VIKING COMMUNICATIONS, INC. v. ATT CORP.
United States District Court, District of New Jersey (2005)
Facts
- The plaintiff, Viking Communications, was in the business of selling cable television services.
- In May 2001, Viking purchased telephone services from ATT for resale, governed by a written agreement detailing the rates.
- Despite this agreement, ATT charged Viking higher rates in subsequent invoices.
- Viking paid these invoices under protest and filed a lawsuit in New Jersey state court in August 2003, alleging breach of contract and unjust enrichment.
- The state court found that these claims were preempted by the Federal Communications Act (FCA) and dismissed them without prejudice.
- Viking filed a new complaint in federal court in February 2005, asserting violations of the FCA along with breach of contract and unjust enrichment.
- ATT moved to dismiss the complaint under Rule 12(b)(6), claiming the allegations failed to state a valid claim.
- The procedural history included the state court's dismissal and the subsequent federal filing by Viking.
Issue
- The issues were whether Viking's breach of contract and unjust enrichment claims were barred by the doctrine of collateral estoppel due to preemption by federal law, and whether Viking's FCA claim could proceed despite ATT's assertions regarding the statute of limitations and lack of written notice.
Holding — Brown, J.
- The United States District Court for the District of New Jersey held that Viking's breach of contract and unjust enrichment claims were preempted by the FCA and thus dismissed those claims.
- However, the court allowed Viking's FCA claim to proceed.
Rule
- State law claims that are found to be preempted by federal law cannot be relitigated in federal court under the doctrine of collateral estoppel.
Reasoning
- The court reasoned that the state court's determination that Viking's state law claims were federally preempted by the FCA barred relitigation of that issue under the doctrine of collateral estoppel.

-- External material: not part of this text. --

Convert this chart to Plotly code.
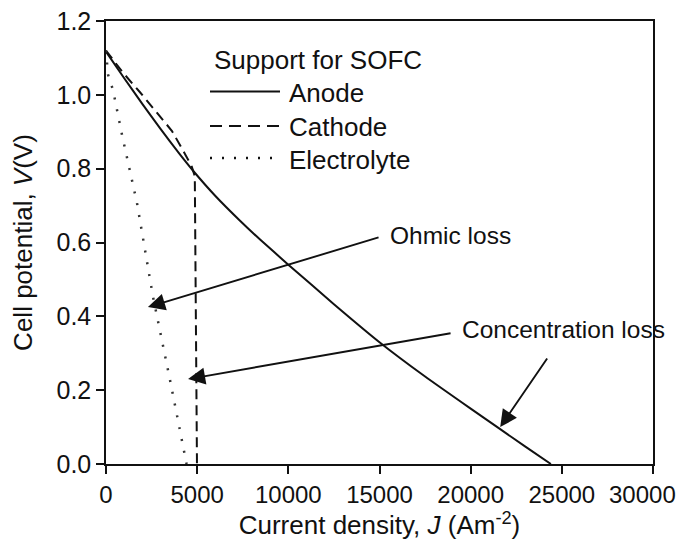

- The court found that the state court's ruling constituted a final judgment on a necessary issue, which was fully litigated.
- Thus, the claims for breach of contract and unjust enrichment could not be revisited in federal court.
- Regarding Viking's FCA claim, the court determined that the statute of limitations could not be applied at this stage because the complaint did not clearly indicate noncompliance with the limitations period.
- The court also concluded that factual discovery was needed to ascertain whether Viking had provided the required written notice regarding the alleged overcharges, making dismissal on that basis premature.
Deep Dive: How the Court Reached Its Decision
Court's Reasoning on Collateral Estoppel
The court began its reasoning by addressing the doctrine of collateral estoppel, which prevents the relitigation of issues that have already been determined in a previous case. The court explained that this doctrine applies when the issue in question is identical to one previously litigated, was actually contested, and resulted in a final judgment that was essential to the earlier decision. In this case, the state court had already determined that Viking Communications' state law claims were preempted by the Federal Communications Act (FCA), marking this determination as a necessary conclusion for the dismissal of those claims. The court highlighted that the parties had fully litigated the preemption issue in state court, with both sides presenting arguments and evidence. As a result, the federal court found that it could not reconsider the issue of preemption, reinforcing the principle that judicial efficiency and consistency are served by upholding the prior ruling. Thus, Viking’s claims for breach of contract and unjust enrichment were dismissed based on this preclusive effect of the state court’s judgment.
Court's Reasoning on the FCA Claim
Turning to Viking's claim under the FCA, the court addressed ATT's arguments regarding the statute of limitations. The court noted that a motion to dismiss based on the statute of limitations is permissible if the complaint clearly shows that the claim was filed outside the applicable period. However, the court found that Viking's complaint did not definitively establish that the claims were barred by the statute of limitations, as it lacked specific allegations about the timing of overcharges. The court also recognized that each alleged overcharge constituted a separate claim, meaning the statute of limitations would begin to run from the date of each individual overcharge. Furthermore, the court emphasized that factual discovery was necessary to determine the exact dates of Viking's payments and whether written notice of the overcharges had been provided, which could impact the limitations period. Therefore, the court concluded that it was premature to dismiss Viking's FCA claim based on these grounds, allowing it to proceed.
Final Conclusion of the Court
In conclusion, the court granted ATT's motion to dismiss with respect to Viking's breach of contract and unjust enrichment claims due to the preclusive effect of the state court's determination of federal preemption. Meanwhile, the court denied the motion to dismiss Viking's FCA claim, allowing it to proceed, as the court found that the issues surrounding the statute of limitations and written notice required further factual development. The court's ruling underscored the importance of respecting prior judicial determinations while ensuring that claims under federal law could still be explored in the appropriate context. By permitting the FCA claim to advance, the court acknowledged the potential merits of Viking's allegations regarding improper overcharges, thus preserving its right to seek relief under federal law despite the earlier state court findings.